### Short exercise
Within the material below, locate the line with "Write the TikZ code for this diagram." and the line with "(0,0) rectangle (474,695);", then return those two lines and all lines between them, exactly as written.

### The input
┏━━

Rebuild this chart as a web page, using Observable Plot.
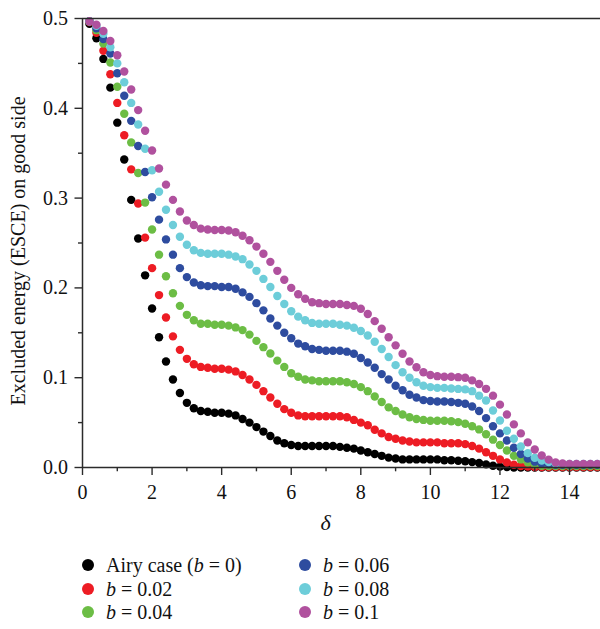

┗━━
┏━━

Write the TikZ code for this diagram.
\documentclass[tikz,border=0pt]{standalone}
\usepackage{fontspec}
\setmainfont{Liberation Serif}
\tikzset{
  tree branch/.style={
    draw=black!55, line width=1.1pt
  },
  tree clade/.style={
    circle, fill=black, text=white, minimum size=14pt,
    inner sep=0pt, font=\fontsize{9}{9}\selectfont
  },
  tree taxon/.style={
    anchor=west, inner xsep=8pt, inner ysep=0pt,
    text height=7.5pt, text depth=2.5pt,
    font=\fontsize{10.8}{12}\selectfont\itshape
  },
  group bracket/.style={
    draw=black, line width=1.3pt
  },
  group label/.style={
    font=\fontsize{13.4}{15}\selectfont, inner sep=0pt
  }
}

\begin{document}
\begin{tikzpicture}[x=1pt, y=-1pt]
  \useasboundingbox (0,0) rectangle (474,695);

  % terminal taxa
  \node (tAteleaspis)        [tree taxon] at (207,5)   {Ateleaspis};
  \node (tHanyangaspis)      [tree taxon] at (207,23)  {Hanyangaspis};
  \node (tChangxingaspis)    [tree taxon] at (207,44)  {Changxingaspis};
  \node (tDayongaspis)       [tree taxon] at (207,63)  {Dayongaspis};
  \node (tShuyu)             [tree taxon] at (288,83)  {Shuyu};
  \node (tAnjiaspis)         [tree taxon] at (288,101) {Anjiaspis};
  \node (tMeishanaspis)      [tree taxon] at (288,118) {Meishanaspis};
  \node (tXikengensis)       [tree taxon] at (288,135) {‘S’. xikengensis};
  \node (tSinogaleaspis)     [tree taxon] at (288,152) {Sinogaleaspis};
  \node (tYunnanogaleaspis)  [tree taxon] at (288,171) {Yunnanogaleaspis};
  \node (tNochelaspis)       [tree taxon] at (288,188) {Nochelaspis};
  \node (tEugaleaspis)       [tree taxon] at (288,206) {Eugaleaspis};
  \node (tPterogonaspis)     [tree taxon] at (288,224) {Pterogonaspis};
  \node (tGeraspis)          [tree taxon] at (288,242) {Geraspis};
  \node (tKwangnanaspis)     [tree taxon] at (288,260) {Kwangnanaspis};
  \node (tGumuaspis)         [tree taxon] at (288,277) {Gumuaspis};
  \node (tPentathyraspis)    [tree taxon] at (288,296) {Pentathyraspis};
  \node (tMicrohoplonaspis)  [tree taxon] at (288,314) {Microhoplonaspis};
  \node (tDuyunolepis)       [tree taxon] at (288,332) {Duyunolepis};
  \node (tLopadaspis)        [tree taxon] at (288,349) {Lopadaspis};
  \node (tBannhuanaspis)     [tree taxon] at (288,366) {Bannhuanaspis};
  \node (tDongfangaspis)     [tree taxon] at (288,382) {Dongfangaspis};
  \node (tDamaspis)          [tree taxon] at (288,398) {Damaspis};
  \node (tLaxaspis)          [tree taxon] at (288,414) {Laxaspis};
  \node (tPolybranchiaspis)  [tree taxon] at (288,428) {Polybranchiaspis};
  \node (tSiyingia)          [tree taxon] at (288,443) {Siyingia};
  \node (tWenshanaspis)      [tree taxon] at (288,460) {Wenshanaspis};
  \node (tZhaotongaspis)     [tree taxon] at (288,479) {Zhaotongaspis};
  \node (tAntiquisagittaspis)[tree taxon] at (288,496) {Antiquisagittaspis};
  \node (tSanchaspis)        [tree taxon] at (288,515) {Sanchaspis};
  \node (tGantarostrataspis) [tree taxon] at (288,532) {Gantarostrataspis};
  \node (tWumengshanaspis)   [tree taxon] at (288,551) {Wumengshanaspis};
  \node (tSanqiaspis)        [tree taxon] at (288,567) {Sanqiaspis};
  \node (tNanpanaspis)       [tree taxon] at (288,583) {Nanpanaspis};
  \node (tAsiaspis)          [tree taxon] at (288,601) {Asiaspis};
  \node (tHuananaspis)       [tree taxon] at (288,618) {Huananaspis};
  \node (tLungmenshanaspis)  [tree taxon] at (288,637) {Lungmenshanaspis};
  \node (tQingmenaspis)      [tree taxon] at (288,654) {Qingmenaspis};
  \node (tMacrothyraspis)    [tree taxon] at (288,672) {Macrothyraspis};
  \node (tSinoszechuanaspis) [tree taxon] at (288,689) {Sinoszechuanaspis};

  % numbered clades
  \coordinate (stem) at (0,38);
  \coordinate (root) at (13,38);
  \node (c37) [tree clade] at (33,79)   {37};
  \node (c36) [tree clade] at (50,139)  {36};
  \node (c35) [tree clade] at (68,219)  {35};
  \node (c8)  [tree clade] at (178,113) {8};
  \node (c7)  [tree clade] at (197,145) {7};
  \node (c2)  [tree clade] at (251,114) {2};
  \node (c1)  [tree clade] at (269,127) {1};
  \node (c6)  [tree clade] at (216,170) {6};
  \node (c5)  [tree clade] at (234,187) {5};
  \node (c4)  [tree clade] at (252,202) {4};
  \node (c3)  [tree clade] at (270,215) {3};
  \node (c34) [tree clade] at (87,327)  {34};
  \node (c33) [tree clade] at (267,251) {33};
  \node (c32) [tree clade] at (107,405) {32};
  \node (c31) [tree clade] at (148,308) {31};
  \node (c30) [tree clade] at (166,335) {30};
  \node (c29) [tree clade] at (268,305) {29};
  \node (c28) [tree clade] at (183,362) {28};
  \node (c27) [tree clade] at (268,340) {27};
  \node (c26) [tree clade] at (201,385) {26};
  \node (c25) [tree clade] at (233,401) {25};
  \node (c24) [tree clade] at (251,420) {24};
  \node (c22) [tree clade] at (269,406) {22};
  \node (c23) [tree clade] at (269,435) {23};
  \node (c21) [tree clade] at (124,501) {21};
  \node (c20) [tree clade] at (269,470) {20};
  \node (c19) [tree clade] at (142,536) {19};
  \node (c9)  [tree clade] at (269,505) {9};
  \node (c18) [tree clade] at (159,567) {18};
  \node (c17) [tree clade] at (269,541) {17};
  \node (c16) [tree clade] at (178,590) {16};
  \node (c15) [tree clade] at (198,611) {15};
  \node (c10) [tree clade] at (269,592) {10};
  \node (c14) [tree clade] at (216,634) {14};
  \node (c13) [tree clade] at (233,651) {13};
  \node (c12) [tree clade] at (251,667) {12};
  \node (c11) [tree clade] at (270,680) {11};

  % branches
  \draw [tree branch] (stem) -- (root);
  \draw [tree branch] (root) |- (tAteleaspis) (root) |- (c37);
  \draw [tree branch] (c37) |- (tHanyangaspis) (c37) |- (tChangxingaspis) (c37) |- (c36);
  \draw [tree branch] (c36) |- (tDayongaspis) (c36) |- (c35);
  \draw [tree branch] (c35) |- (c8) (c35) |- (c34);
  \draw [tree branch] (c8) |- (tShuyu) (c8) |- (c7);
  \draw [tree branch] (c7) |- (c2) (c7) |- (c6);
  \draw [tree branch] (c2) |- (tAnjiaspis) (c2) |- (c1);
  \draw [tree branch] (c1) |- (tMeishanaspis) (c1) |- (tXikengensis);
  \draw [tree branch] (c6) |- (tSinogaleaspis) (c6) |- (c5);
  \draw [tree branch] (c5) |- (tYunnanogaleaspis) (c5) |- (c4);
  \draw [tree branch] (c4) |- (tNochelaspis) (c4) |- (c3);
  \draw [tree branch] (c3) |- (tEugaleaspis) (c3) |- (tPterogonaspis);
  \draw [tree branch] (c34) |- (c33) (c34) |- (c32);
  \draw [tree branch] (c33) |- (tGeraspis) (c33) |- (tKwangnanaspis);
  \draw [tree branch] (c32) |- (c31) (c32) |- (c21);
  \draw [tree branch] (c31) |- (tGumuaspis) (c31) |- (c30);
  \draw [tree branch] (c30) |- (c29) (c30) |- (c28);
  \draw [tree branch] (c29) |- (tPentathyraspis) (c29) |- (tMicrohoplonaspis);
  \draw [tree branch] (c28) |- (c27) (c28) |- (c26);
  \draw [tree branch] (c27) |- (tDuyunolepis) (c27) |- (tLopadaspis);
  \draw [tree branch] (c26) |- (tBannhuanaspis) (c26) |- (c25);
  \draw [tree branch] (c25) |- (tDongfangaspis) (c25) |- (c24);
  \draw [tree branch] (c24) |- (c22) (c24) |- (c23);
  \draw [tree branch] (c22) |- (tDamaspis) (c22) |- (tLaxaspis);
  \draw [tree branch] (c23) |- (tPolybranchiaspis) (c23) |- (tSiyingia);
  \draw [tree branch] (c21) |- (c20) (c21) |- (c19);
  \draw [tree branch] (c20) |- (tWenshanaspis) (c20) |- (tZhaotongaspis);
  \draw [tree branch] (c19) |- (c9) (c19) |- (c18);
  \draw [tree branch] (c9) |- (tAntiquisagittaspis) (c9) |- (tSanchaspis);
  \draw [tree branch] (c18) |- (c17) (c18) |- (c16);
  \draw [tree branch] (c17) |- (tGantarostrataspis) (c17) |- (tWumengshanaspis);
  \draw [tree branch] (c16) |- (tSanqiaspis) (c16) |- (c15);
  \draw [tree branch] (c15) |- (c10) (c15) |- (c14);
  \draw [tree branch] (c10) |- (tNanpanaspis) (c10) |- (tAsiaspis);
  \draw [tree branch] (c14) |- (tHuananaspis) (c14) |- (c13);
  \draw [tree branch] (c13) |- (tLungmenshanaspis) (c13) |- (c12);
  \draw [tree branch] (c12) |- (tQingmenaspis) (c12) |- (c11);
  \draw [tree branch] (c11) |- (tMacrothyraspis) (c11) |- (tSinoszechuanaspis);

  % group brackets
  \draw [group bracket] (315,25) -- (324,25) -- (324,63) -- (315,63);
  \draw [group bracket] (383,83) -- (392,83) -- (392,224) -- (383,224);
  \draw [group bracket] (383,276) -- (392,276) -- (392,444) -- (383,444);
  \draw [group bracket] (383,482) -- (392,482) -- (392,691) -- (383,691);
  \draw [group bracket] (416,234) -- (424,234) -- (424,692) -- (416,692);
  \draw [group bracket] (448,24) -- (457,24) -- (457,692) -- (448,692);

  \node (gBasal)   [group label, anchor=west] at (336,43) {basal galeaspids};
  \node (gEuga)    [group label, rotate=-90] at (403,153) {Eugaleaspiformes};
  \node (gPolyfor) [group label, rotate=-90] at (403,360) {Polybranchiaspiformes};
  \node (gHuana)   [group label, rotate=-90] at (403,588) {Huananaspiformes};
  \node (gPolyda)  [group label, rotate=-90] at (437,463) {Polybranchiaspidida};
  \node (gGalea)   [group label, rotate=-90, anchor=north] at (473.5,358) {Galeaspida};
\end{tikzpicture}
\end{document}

┗━━

### Complete response
Write the TikZ code for this diagram.
\documentclass[tikz,border=0pt]{standalone}
\usepackage{fontspec}
\setmainfont{Liberation Serif}
\tikzset{
  tree branch/.style={
    draw=black!55, line width=1.1pt
  },
  tree clade/.style={
    circle, fill=black, text=white, minimum size=14pt,
    inner sep=0pt, font=\fontsize{9}{9}\selectfont
  },
  tree taxon/.style={
    anchor=west, inner xsep=8pt, inner ysep=0pt,
    text height=7.5pt, text depth=2.5pt,
    font=\fontsize{10.8}{12}\selectfont\itshape
  },
  group bracket/.style={
    draw=black, line width=1.3pt
  },
  group label/.style={
    font=\fontsize{13.4}{15}\selectfont, inner sep=0pt
  }
}

\begin{document}
\begin{tikzpicture}[x=1pt, y=-1pt]
  \useasboundingbox (0,0) rectangle (474,695);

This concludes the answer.